I think sometimes it helps to read the dialogue aloud: if it sounds like you (or someone) wouldn’t say it, then change it. Sometimes it’s hard to pick up the intonations of speech just by reading it on a page.
Last edited:
Thanks, me too. Rewrite city..... Ughhhhh. I hate re-writes.
Rewrites can be a pain, but I'm a writer more than a director, so they're not too bad.

For example, I have written

The ship's AI noted the planet's destruction, then engaged the drive to head towards a watery blue planet circling a yellow sun.

That's my telling of Krypton's fate, a vital part of the Superman myth. Even though I can't publish it for profit yet, it's still an emotionally powerful statement to me, and I've re-written it several times. I've written other things, in various genres, and I'm learning the craft.
Last edited:
Another snippet, from my history of the Second World War:

(After the attack on Pearl Harbor) When Churchill heard the news, he felt the greatest joy - so they had won after all! Hitler's fate was sealed, Mussolini's fate was sealed, and the Japanese would be ground to powder. He knew that the American economy, once activated, would generate unlimited energy. He knew also that many people, and not just on the enemy's side, considered the Americans to be weak and degenerate, but he knew better. He had studied their civil war, and American blood ran in his veins. He knew that the Americans were as capable of fighting as any other people.
He may have been concerned that the Americans would fight the Japanese but not the Germans. But Hitler solved that problem a few days later. In his speech to the Reichstag, he screamed about all the wrongs done by the Americans to the Germans, and a reckoning would now come, as the Germany would declare war on the United States. Mussolini, in the fascist trend of the day, decided to do the same. The stage was now complete, and the stakes were clear - either the world would go to a dark age of oppression and perverted science, or it would enter a new age of ever-increasing prosperity and enlightenment.

I've re-written this bit many times, along with others, and I'm plugging along.
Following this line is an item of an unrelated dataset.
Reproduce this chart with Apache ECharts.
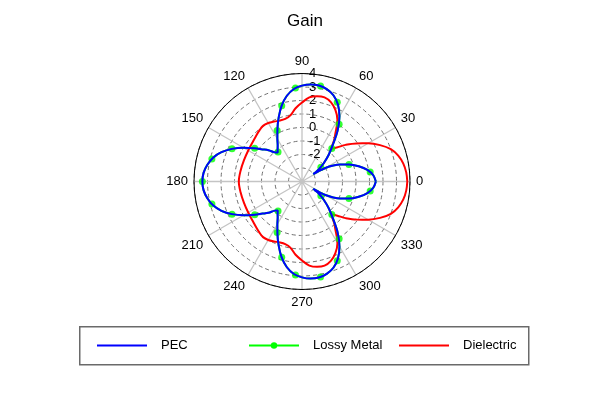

My creative passion is writing, not directing.
Last edited:
Thanks for the like, Unknown Screenwriter. Most of that section on WW2 is paraphrased from Churchill's history of the war.

The following snippet is by me

With that in mind, American men grimly prepared for combat, while American women entered the factories to build the greatest war machine in history. All that remained was to focus that power on the enemy.

With that in mind, Churchill sailed to Washington, DC, on his flagship, the Prince of Wales, to ensure that the allies got their priorities straight, which was to destroy Germany first.
Last edited:
Those aren't dialogue, are they?
Those aren't dialogue, Mara, but the thread drifted to writing in general.

The first snippet on WW2 was paraphrased from Churchill, who wrote, "So we had won after all! Hitler's fate was sealed, Mussolini's fate was sealed, and, as for the Japanese, they would be ground to powder."

So that is dialogue, which I changed to a narrative.